Example 1.
1.
Go to Search
at top of the web page.
2.
Paste NP_757069.1 in the search box and
click on the search button.

3.
The resulting page shows you the results of domain searches for the
annotated protein (defined as frame +1) and the putative protein
derived from the alternate ORF (Figure 1). In the case of this
example, the putative protein is derived from the translation of
alternate frame -1. (Figure 1)
4.
Exploring the results buttons shows that the annotated protein
NP_757069.1 has no known domains or motifs but the putative protein
from frame -1 has a hit with COG1027 (Fig. 2). This is an example of
potential mis-annotation where frame -1 is the more likely gene
candidate. (Figure 2)
Example 2.
1. A BlastP search using NP_757069.1 (from Escherichia coli CFT073) against the microbial database at NCBI reveals one additional significant hit, NP_737680.1 in Corynebacterium efficiens YS-314. (Fig. 3) )
2. When the alternate ORFs of NP_737680.1 are evaluated using
AlterORF a putative protein from frame -1 has domain hits. This
suggests that one gene was mis-annotated and later the error was
extended to a second genome. This example shows how the use of
AlterORF as a tool during genome annotation could help reduce
potential annotation errors that can propagate later through other
genomes.
Search by organism.
1.
Go to page
Organism Search at the top of the page.
2.
Choose ”Mesorhizobium
loti MAFF303099, complete genome” in the organism list.
A table listing all Mesorhizobium loti MAFF303099 protein coding genes with at least one ORF will be shown. (Figure 4)
1.
You can click in a protein ID to go to the page described in the
section “Search by protein ID” of this tutorial. Choose NP_107992.1.
2.
Look at the PFAM table for each alternate ORF and the +1 gene.
3.
Both the +1 and -1 genes have hit in Pfam (pfam02530 and
pfam05244 respectively). This is an example of bad annotation in
the sense that a protein with a good Pfam hit was not annotated.
Interestingly, this is the case that normal annotation pipelines
reject because people do not design the pipeline to find
overlapping genes. Conserved overlapping gene pairs have been
describe in Virus, Bacteria, Archeae and Eukarya and one the
aims of AlterORF Database is to make an insight I the biology of
this especial pair of genes.
Search by sequence.
1.
If you do not know the protein ID of you sequence of interest or it
is not in our data set you can start a sequence search pasting your
protein sequence at
here.
2.
From the resume table you can choose a protein ID (eventually yours)

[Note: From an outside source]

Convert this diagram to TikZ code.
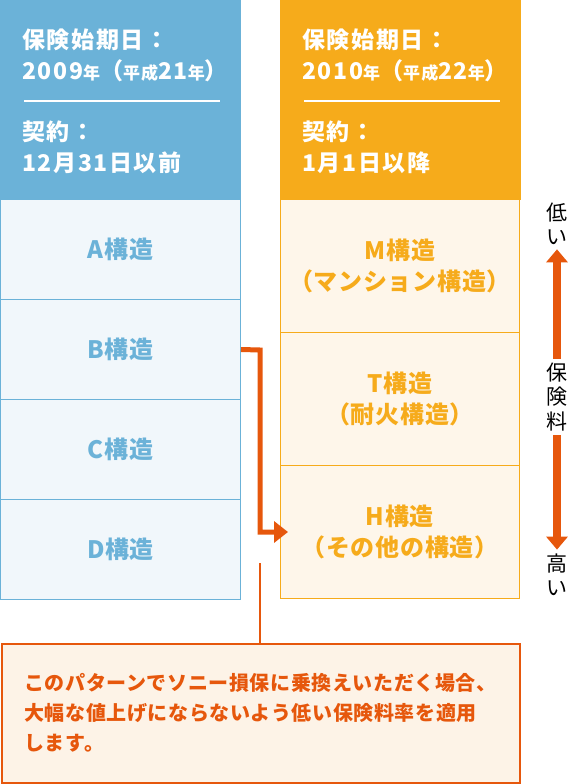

and go to the page describe at
Search by protein ID in this tutorial.
What information
can I extract from alternate ORFs families?
The cross genera conservation of some alternate ORFs suggest that
they might represent new protein families or domains. Hierarchically
clustering was used to build sequence families using the hcluster_sg
software, developed as part of the
TreeFam project, because it is fast and avoids
loading the matrix to memory (our matrix is a square matrix of ~ 3
million elements). Blast e-values were normalized from 0 to 100
(with 100 meaning e-value = 0) with the formulae (–log10
(e-value))/2.
Some proteins will have a link to the corresponding alternate ORF
protein family. We make these families because they are useful to
find miss-annotation and search for new protein families encoded in
alternate ORFs. In this AlterORF release we have not curated the
protein families but for futures releases we will, probably
collapsing many families, and we will provide a method to evaluate
the significance of each family (taking in account organism G+C,
aminoacid usage and number of members).